The Brewery Arts Centre, Kendal 1986
John and Danny at the brewery? In their hell-raising days of the 1970s this would have been no surprise, but to be more precise we join John and Danny at The Brewery Arts Centre, Kendal, on the 11th or 12th June 1986. The inimitable Arran Ahmun plays drums and percussion as we embark on a musical journey into the unknown…. an experimental odyssey through many of John’s songs both old and new.
John and Danny have a strong friendship that has lasted for over 30 years. They share a love and enthusiasm for music that comes from deep inside them. This recipe of love, enthusiasm and spontaneity is the key to making any live gig an occasion to remember. Danny told me, “When you finish a gig he doesn’t say, ‘Oh that second number…’ or before a gig he doesn’t say, ‘and in the third number we…what we’ll do is on this B Flat sequence into F.’ John just does it and I follow him and then I take the lead and he follows me… It’s a perfect relationship. It reaches incredible highs because of its uniqueness and because it’s spontaneous. It’s this exploration and when it happens it tops anything that anybody can do. You can’t write that, you put these elements together and you let it develop but you can’t plan that.” John feels the same, “My idea is that everyone, providing they’re strong enough people should impress their personality on the final sound.” And impress they do on this recording.

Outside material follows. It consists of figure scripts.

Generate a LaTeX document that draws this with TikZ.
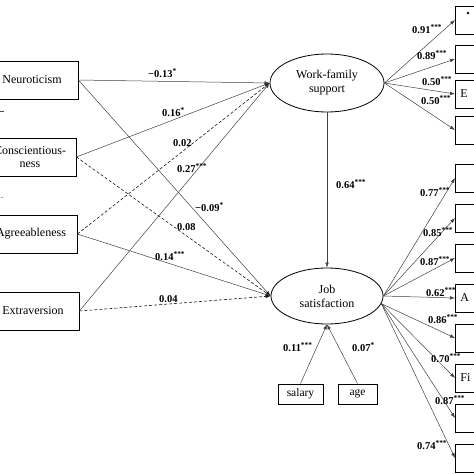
\documentclass[tikz,border=0pt]{standalone}
\usepackage{fontspec}
\setmainfont{Liberation Serif}
\usetikzlibrary{arrows.meta,shapes.geometric}

\tikzset{
  trait/.style={draw,line width=0.8pt,minimum width=92pt,minimum height=38pt,
    inner sep=2pt,align=center,font=\fontsize{12}{13}\selectfont},
  latent/.style={draw,ellipse,line width=0.8pt,minimum width=114pt,minimum height=58pt,
    inner sep=0pt,align=center,font=\fontsize{12}{14}\selectfont},
  indbox/.style={draw,line width=0.8pt,anchor=west,minimum width=70pt,minimum height=28pt,
    text width=60pt,inner sep=4pt,align=left,font=\fontsize{12}{14}\selectfont},
  ctrl/.style={draw,line width=0.8pt,minimum height=20pt,inner sep=2pt,
    font=\fontsize{11.5}{13}\selectfont},
  arr/.style={draw=black!75,line width=0.5pt,-{Latex[length=5pt,width=3.6pt]}},
  nsarr/.style={arr,draw=black!90,line width=0.6pt,dash pattern=on 3pt off 2pt},
  coef/.style={anchor=base west,inner sep=0pt,font=\fontsize{10.5}{12}\bfseries\selectfont}
}

\begin{document}
\begin{tikzpicture}[x=1pt,y=-1pt]
        \clip (0,0) rectangle (474,474);
        % personality traits
        \node[trait] (neu) at (32,80) {Neuroticism};
        \node[trait] (con) at (30,157) {Conscientious-\\ness};
        \node[trait] (agr) at (31,234) {Agreeableness};
        \node[trait] (ext) at (33,311) {Extraversion};
        \draw[black!70] (0,111) -- (4,111);
        \draw[black!40] (1,197) -- (3,197);
        % latent variables
        \node[latent] (wfs) at (327,83) {Work-family\\support};
        \node[latent,minimum width=112pt,minimum height=56pt] (js) at (327,296) {Job\\satisfaction};
        % control variables
        \node[ctrl,minimum width=45pt] (sal) at (300.5,394) {salary};
        \node[ctrl,minimum width=39pt] (age) at (357.5,394) {age};
        % indicators of work-family support
        \node[indbox] (w1) at (455,20) {};
        \node[indbox] (w2) at (455,59) {};
        \node[indbox] (w3) at (455,94) {E};
        \node[indbox] (w4) at (455,130) {};
        \fill (468,13) circle (1.3pt);
        % indicators of job satisfaction
        \node[indbox] (j1) at (455,178) {};
        \node[indbox] (j2) at (455,218) {};
        \node[indbox] (j3) at (455,258) {};
        \node[indbox] (j4) at (455,298) {A};
        \node[indbox] (j5) at (455,338) {};
        \node[indbox] (j6) at (455,378) {Fi};
        \node[indbox] (j7) at (455,418) {};
        \node[indbox] (j8) at (455,458) {};
        % paths to work-family support
        \draw[arr] (neu.east) -- (wfs.west);
        \draw[arr] (con.east) -- (wfs.west);
        \draw[nsarr] (agr.east) -- (wfs.west);
        \draw[arr] (ext.east) -- (wfs.west);
        % paths to job satisfaction
        \draw[arr] (neu.east) -- (js.west);
        \draw[nsarr] (con.east) -- (js.west);
        \draw[arr] (agr.east) -- (js.west);
        \draw[nsarr] (ext.east) -- (js.west);
        \draw[arr] (wfs.south) -- (js.north);
        \draw[arr] (sal.north) -- (js.south);
        \draw[arr] (age.north) -- (js.south);
        % loadings
        \foreach \i in {1,...,4} \draw[arr] (wfs.east) -- (w\i.west);
        \foreach \i in {1,...,4} \draw[arr] (js.east) -- (j\i.west);
        \foreach \i in {5,...,8} \draw[arr] (js.-8) -- (j\i.west);
        % coefficients
        \node[coef] (c1) at (148,77) {−0.13\textsuperscript{*}};
        \node[coef] (c2) at (162,116) {0.16\textsuperscript{*}};
        \node[coef] (c3) at (173,146) {0.02};
        \node[coef] (c4) at (177,172) {0.27\textsuperscript{***}};
        \node[coef] (c5) at (195,211) {−0.09\textsuperscript{*}};
        \node[coef] (c6) at (177,230) {0.08};
        \node[coef] (c7) at (155,260) {0.14\textsuperscript{***}};
        \node[coef] (c8) at (159,302) {0.04};
        \node[coef] (c9) at (336,188) {0.64\textsuperscript{***}};
        \node[coef] (c10) at (283,351) {0.11\textsuperscript{***}};
        \node[coef] (c11) at (352,351) {0.07\textsuperscript{*}};
        \node[coef] (lw1) at (412,33) {0.91\textsuperscript{***}};
        \node[coef] (lw2) at (417,59) {0.89\textsuperscript{***}};
        \node[coef] (lw3) at (422,85) {0.50\textsuperscript{***}};
        \node[coef] (lw4) at (421,104) {0.50\textsuperscript{***}};
        \node[coef] (lj1) at (420,196) {0.77\textsuperscript{***}};
        \node[coef] (lj2) at (423,236) {0.85\textsuperscript{***}};
        \node[coef] (lj3) at (420,265) {0.87\textsuperscript{***}};
        \node[coef] (lj4) at (426,296) {0.62\textsuperscript{***}};
        \node[coef] (lj5) at (428,323) {0.86\textsuperscript{***}};
        \node[coef] (lj6) at (431,362) {0.70\textsuperscript{***}};
        \node[coef] (lj7) at (435,404) {0.87\textsuperscript{***}};
        \node[coef] (lj8) at (417,449) {0.74\textsuperscript{***}};
\end{tikzpicture}
\end{document}
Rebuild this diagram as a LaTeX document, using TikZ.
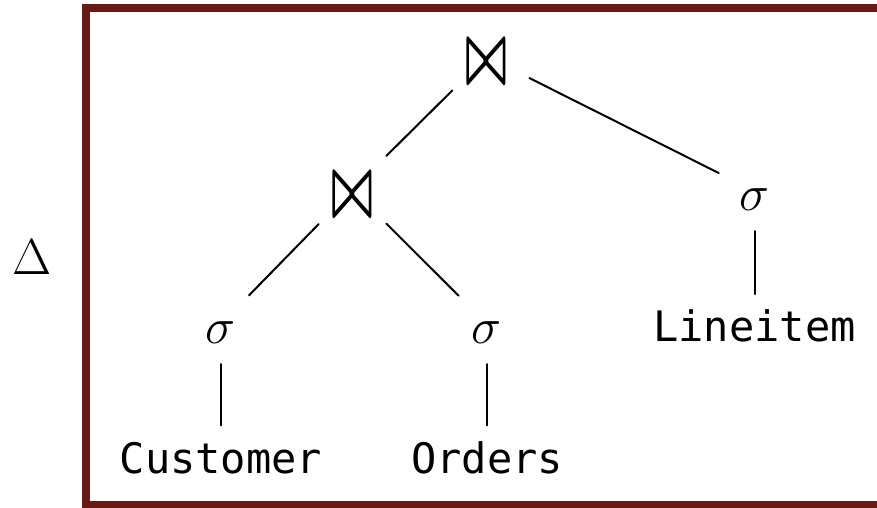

When you talk to Danny about John, you notice a twinkle in his eyes and then a mischievous grin appears on his face as he recalls a story about a gig in Hull. “We had a fight in Hull, a real fight in a hotel and he had two black eyes and his thumb was in a bandage because I got hold of it as he does all these dirty tricks! He was shouting and screaming about doing the gig and so on. I had some superficial damage and we came out on to the stage and he sat down with his Marten. We hadn’t said a word because we really had the needle with each other. I went up to the mic and said, ‘Old Black Eyes is back!’ And he just cracked up!”
John recalled another anecdote about a gig he and Danny did in Bolton, “We were always having bets with each other. We bet either one of us wouldn’t have the nerve to take off an article of clothing between each song. So we just did and needless to say we ended up naked. The audience loved it; there were about 700 people. It was good because Danny could hide behind his double bass and I could hide behind the guitar…It was alright!”
No John Martyn gig is ever the same; every performance is different with new ideas, colours and textures being brought to familiar songs. Many of the songs on John’s studio albums have evolved from exploring and pushing back accepted musical boundaries during free and less structured live performances. John performed Outside In live during 1971 and at this time it was known as Inside of Him or A Man Walks Inside. When the song eventually appeared two years later on the album Inside Out (1973) it was very different. A song John jokingly describes as a “long and involved twiddle!”
As if to demonstrate the unpredictable and inventive nature of a live concert Voiceprint have released another recording of John and Danny, Germany 1986. It would have been easy to release a compilation of Germany and Kendal, however, such a compilation would not have done justice to either recording, as both are wholly different. Fortunately, Voiceprint recognised this and we now have these two complete and very different recordings to enjoy for posterity. To listen to John and Danny trading riffs, licks and the inevitable banter is a real joy.
This is one of Arran’s first performances with John and over the last fifteen years he has toured as part of John’s band nearly every year, as well as undertaking two world tours with Clannad and working with other artists such as David Knoppfler, Julia Fordham, Alison Moyet and Andy Summers. Arran’s sympathetic and distinctive musicianship is instantly recognisable to many music fans and his contribution on this recording is outstanding.
So what of the music? A great set of sixteen songs and some real gems! A very different rendition of One Day Without You with subdued guitar and vibrant conga playing from Arran and then the traditional folk song Spencer The Rover. A delightful Man In The Station and Lookin’ On and Johnny Too Bad are given the ‘acoustic treatment’ in total contrast to the album versions on Grace and Danger (1980). It is interesting to hear songs such as Angeline, where Danny did not play on the original and yet he still reads the song and plays it with such feeling and passion. The set closes with the beautifully simple May You Never, a song written by John for his adopted son Wesley, and Over The Hill, which tells the story of a weary John travelling home to Hastings by train. From the window of the train John could see his house just over East Hill, and he knew that he was nearly home with his family. Over The Hill first appeared on Solid Air (1973) and was subsequently released as a single some four years later on 25th February 1977 by Island Records who were promoting the compilation album So Far So Good (1977). The lyric “Can’t get enough of sweet cocaine”, was considered too risqué in the 1970s and so in an attempt to secure more radio play, the DJ Promo copy of the single sent to radio stations had the lyric altered with “sweet cocaine” being changed to “dry champagne.” How times have changed!
John Martyn is a formidably inventive and expressive musician. His music is a celebration of all the experiences that life brings, its pleasures and its sorrows. His delicately melodic and forcefully dramatic music, coupled with his charismatic stage presence set him apart as one of the few musicians who can captivate almost any audience.